In some embodiments, the system may determine additional execution timeframe factors to further delineate additional flag types. In this way, the system may define execution timeframe factors for each flag type. For example, the green flag may indicate that the execution time is less than or equal to the processing time allocated by the grant token. Similarly, the yellow flag may indicate the execution time is greater than 100% and less than 150% of the processing time allocated by the grant token. Further, the red flag may indicate the execution time is greater than 150% and less than 200% of the processing time allocated by the grant token. Further still, the system may automatically block a process if the execution time is greater than 200% of the processing time allocated by the grant token. In some embodiments, the delineations between the flag types may be adjusted by the system, an operator of the system, a manager of the system, or the like. In this way, the system may dynamically modify its operations based on the type of tasks received from clients (e.g., due to seasonality, developing a new client base, updating computing equipment, or the like). Further, in some embodiments, while a process may be flagged by the system, an operator of the system (e.g., technician, maintenance personnel, manager, etc.) may still have the ability to override and either continue executing the task or terminate the task.
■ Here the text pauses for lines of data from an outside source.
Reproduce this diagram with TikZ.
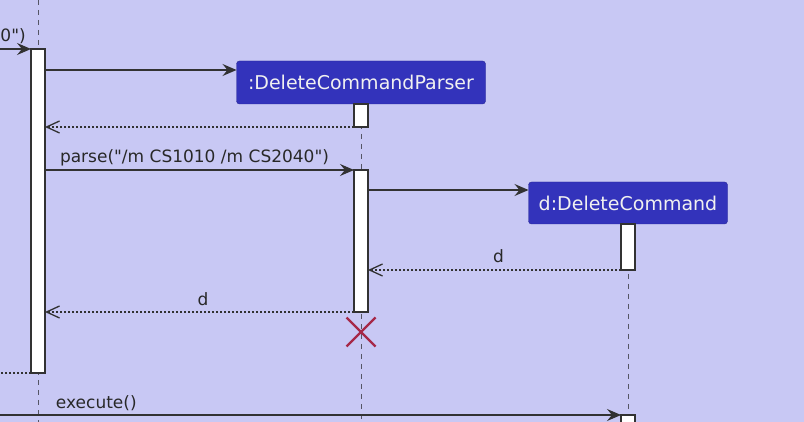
\documentclass[tikz,border=0pt]{standalone}
\usepackage{fontspec}
\setmainfont{DejaVu Sans}[Ligatures=TeXOff]
\usetikzlibrary{arrows.meta}
\definecolor{bg}{RGB}{200,200,244}
\definecolor{boxfill}{RGB}{51,51,187}
\definecolor{boxline}{RGB}{40,40,150}
\definecolor{ink}{RGB}{50,50,50}
\definecolor{lifecol}{RGB}{85,85,100}
\definecolor{xcol}{RGB}{166,40,72}
\tikzset{
  lifeline/.style={draw=lifecol, line width=0.9pt, dash pattern=on 5pt off 5pt},
  actbox/.style={draw=ink, fill=white, line width=1.2pt, minimum width=14pt, inner sep=0pt, outer sep=0pt},
  partbox/.style={draw=boxline, fill=boxfill, rounded corners=3pt, text=white!94!black, inner sep=0pt, outer sep=0pt, font=\fontsize{19}{22}\selectfont},
  msg/.style={draw=ink, line width=1.2pt, -{Stealth[length=14pt,width=12pt,inset=5pt]}},
  ret/.style={draw=ink, line width=1.1pt, dash pattern=on 2pt off 2pt, -{Straight Barb[length=13pt,width=12pt,line width=1.3pt]}},
  retline/.style={draw=ink, line width=1.1pt, dash pattern=on 2pt off 2pt},
  lbl/.style={text=ink!80!black, inner sep=0pt, outer sep=0pt, font=\fontsize{17}{20}\selectfont},
  destroy/.style={minimum size=29pt, inner sep=0pt, outer sep=0pt}
}
\begin{document}
\begin{tikzpicture}[x=1pt,y=-1pt]
\fill[bg] (0,0) rectangle (804,422);
\useasboundingbox (0,0) rectangle (804,422);
\clip (0,0) rectangle (804,422);

% helper coordinates
\coordinate (l1top) at (38,0);
\coordinate (bot) at (0,422);
\coordinate (y70) at (0,70);
\coordinate (y170) at (0,170);
\coordinate (y190) at (0,190);
\coordinate (in0) at (0,49);
\coordinate (out0) at (0,373);
\coordinate (in1) at (0,415);

% participants
\node[partbox, minimum width=249pt, minimum height=43pt] (parser) at (361,82.5) {:DeleteCommandParser};
\node[partbox, minimum width=199pt, minimum height=42pt] (cmd) at (628,203) {d:DeleteCommand};

% lifelines
\draw[lifeline] (l1top) -- (l1top |- bot);
\draw[lifeline] (parser.south) -- (parser.south |- bot);
\draw[lifeline] (cmd.south) -- (cmd.south |- bot);

% activations
\node[actbox, minimum height=324pt] (act1) at (38,211) {};
\node[actbox, minimum height=23pt] (act2a) at (361,115.5) {};
\node[actbox, minimum height=142pt] (act2b) at (361,241) {};
\node[actbox, minimum height=46pt] (act3a) at (628,247) {};
\node[actbox, minimum height=20pt] (act3b) at (628,425) {};

% messages
\draw[msg] (in0) -- (act1.north west);
\node[lbl, anchor=base west] (l0) at (0.5,42) {0")};
\draw[msg] (act1.east |- y70) -- (parser.west |- y70);
\draw[ret] (act2a.south west) -- (act1.east |- act2a.south west);
\draw[msg] (act1.east |- y170) -- (act2b.north west);
\node[lbl, anchor=base west] (lparse) at (60,163) {parse("/m CS1010 /m CS2040")};
\draw[msg] (act2b.east |- y190) -- (cmd.west |- y190);
\draw[ret] (act3a.south west) -- (act2b.east |- act3a.south west);
\node[lbl, anchor=base west] (ld1) at (493,263) {d};
\draw[ret] (act2b.south west) -- (act1.east |- act2b.south west);
\node[lbl, anchor=base west] (ld2) at (197.5,306) {d};
\draw[retline] (act1.south west) -- (out0);
\draw[msg] (in1) -- (act3b.north west);
\node[lbl, anchor=base west] (lexec) at (56,408) {execute()};

% destroy mark
\node[destroy] (xmark) at (361,332) {};
\draw[xcol, line width=2.4pt] (xmark.north west) -- (xmark.south east) (xmark.north east) -- (xmark.south west);
\end{tikzpicture}
\end{document}
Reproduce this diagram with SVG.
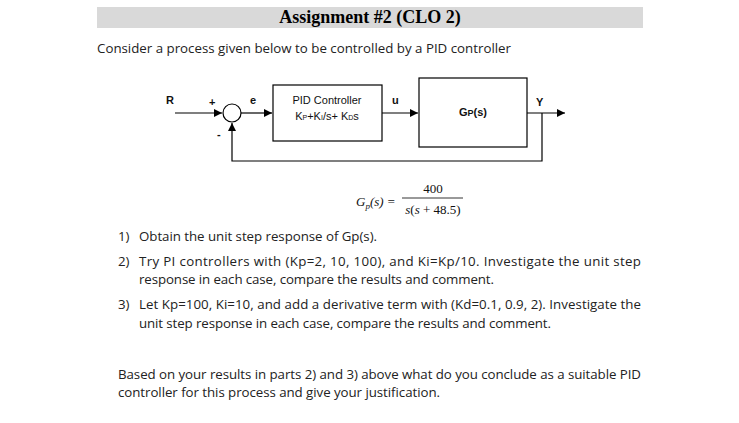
<svg xmlns="http://www.w3.org/2000/svg" width="739" height="423" viewBox="0 0 739 423">
<defs><marker id="a" viewBox="0 0 10 10" refX="10" refY="5" markerWidth="8" markerHeight="8" orient="auto" markerUnits="userSpaceOnUse"><path d="M0,0L10,5L0,10z" fill="#000"/></marker></defs>
<style>
.t{font-family:"Open Sans","Liberation Sans",sans-serif;font-size:13.3px;fill:#222}
.s{font-family:"Liberation Sans",sans-serif;font-size:11px;fill:#111}
.m{font-family:"Liberation Serif",serif;font-size:13px;fill:#111}
.l{stroke:#000;stroke-width:1.2;fill:none}
</style>
<rect width="739" height="423" fill="#fff"/>
<rect x="97" y="7" width="546" height="21" fill="#d9d9d9"/>
<text x="370" y="23" text-anchor="middle" font-family="Liberation Serif,serif" font-size="18" font-weight="bold">Assignment #2 (CLO 2)</text>
<text class="t" x="97" y="53" textLength="414">Consider a process given below to be controlled by a PID controller</text>
<g id="connectors">
<path class="l" d="M175,113H222" marker-end="url(#a)"/>
<path class="l" d="M241,113H272" marker-end="url(#a)"/>
<path class="l" d="M382,113H418" marker-end="url(#a)"/>
<path class="l" d="M527,113H565" marker-end="url(#a)"/>
<path class="l" d="M542,113V161H232V123" marker-end="url(#a)"/>
</g>
<g id="sum"><circle class="l" cx="232" cy="113" r="9"/></g>
<g id="labels">
<text class="s" x="166" y="104" font-weight="bold">R</text>
<text class="s" x="209" y="106" font-weight="bold">+</text>
<text class="s" x="250" y="104" font-weight="bold">e</text>
<text class="s" x="217" y="138" font-weight="bold">-</text>
<text class="s" x="392" y="104" font-weight="bold">u</text>
<text class="s" x="536" y="106" font-weight="bold">Y</text>
</g>
<g id="pid"><rect class="l" x="273" y="85" width="109" height="56"/>
<text class="s" x="327" y="104" text-anchor="middle">PID Controller</text>
<text class="s" x="327" y="120" text-anchor="middle">K<tspan font-size="7">P</tspan>+K<tspan font-size="7">I</tspan>/s+ K<tspan font-size="7">D</tspan>s</text></g>
<g id="gp"><rect class="l" x="419" y="78" width="108" height="69"/>
<text class="s" x="473" y="116" text-anchor="middle" font-size="12" font-weight="bold">G<tspan font-size="9">P</tspan>(s)</text></g>
<g id="eq">
<text class="m" x="356" y="206" font-style="italic">G<tspan font-size="9" dy="3">p</tspan><tspan dy="-3">(s) =</tspan></text>
<line x1="402" y1="198" x2="463" y2="198" stroke="#000" stroke-width="0.8"/>
<text class="m" x="433" y="193" text-anchor="middle">400</text>
<text class="m" x="433" y="214" text-anchor="middle"><tspan font-style="italic">s</tspan>(<tspan font-style="italic">s</tspan> + 48.5)</text>
</g>
<text class="t" x="118" y="241">1)</text><text class="t" x="139" y="241" textLength="238">Obtain the unit step response of Gp(s).</text>
<text class="t" x="118" y="266">2)</text><text class="t" x="139" y="266" textLength="502">Try PI controllers with (Kp=2, 10, 100), and Ki=Kp/10. Investigate the unit step</text>
<text class="t" x="139" y="284" textLength="355">response in each case, compare the results and comment.</text>
<text class="t" x="118" y="309">3)</text><text class="t" x="139" y="309" textLength="502">Let Kp=100, Ki=10, and add a derivative term with (Kd=0.1, 0.9, 2). Investigate the</text>
<text class="t" x="139" y="328" textLength="412">unit step response in each case, compare the results and comment.</text>
<text class="t" x="118" y="379" textLength="523">Based on your results in parts 2) and 3) above what do you conclude as a suitable PID</text>
<text class="t" x="118" y="397" textLength="322">controller for this process and give your justification.</text>
</svg>
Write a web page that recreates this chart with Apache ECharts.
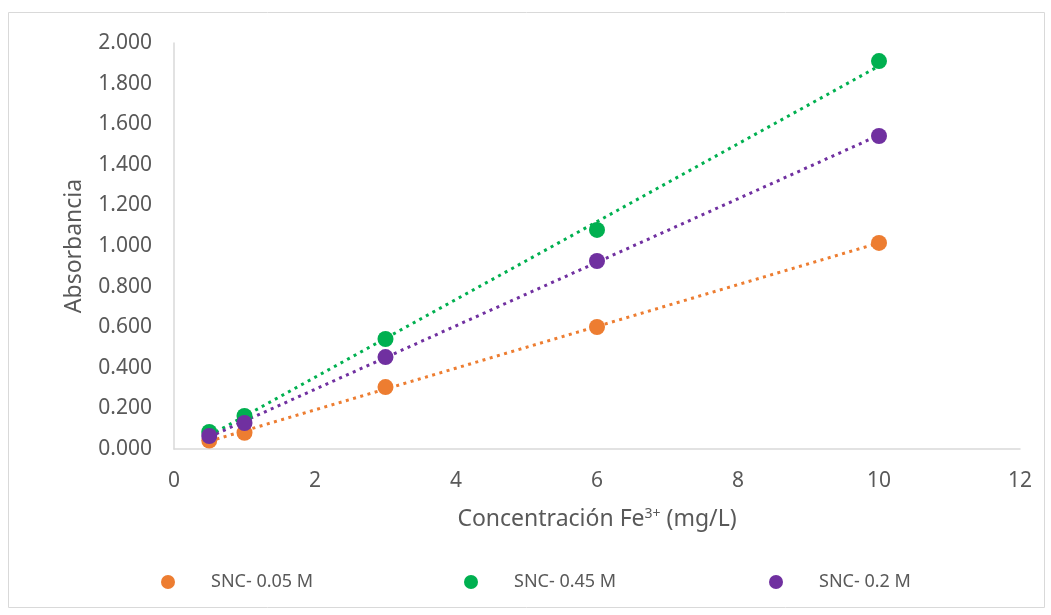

As shown in block 208 of FIG. 2, the process flow 200 of this embodiment includes terminating a malicious task, wherein terminating the malicious task includes flagging the malicious task and terminating completion of the malicious task. In some embodiments, after the system determines the red flag is appropriate for a task, the system may terminate the task and flag the task as malicious. In some embodiments, and as shown in FIG. 3, the system may terminate the task as shown in block 342. In some embodiments, and as shown in FIG. 3, flagging the task as malicious may include flagging the task for cryptojacking as shown in block 344.

As will be appreciated by one of ordinary skill in the art, the present disclosure may be embodied as an apparatus (including, for example, a system, a machine, a device, a computer program product, and/or the like), as a method (including, for example, a business process, a computer-implemented process, and/or the like), as a computer program product (including firmware, resident software, micro-code, and the like), or as any combination of the foregoing. Many modifications and other embodiments of the present disclosure set forth herein will come to mind to one skilled in the art to which these embodiments pertain having the benefit of the teachings presented in the foregoing descriptions and the associated drawings. Although the figures only show certain components of the methods and systems described herein, it is understood that various other components may also be part of the disclosures herein. In addition, the method described above may include fewer steps in some cases, while in other cases may include additional steps. Modifications to the steps of the method described above, in some cases, may be performed in any order and in any combination.

Therefore, it is to be understood that the present disclosure is not to be limited to the specific embodiments disclosed and that modifications and other embodiments are intended to be included within the scope of the appended claims. Although specific terms are employed herein, they are used in a generic and descriptive sense only and not for purposes of limitation.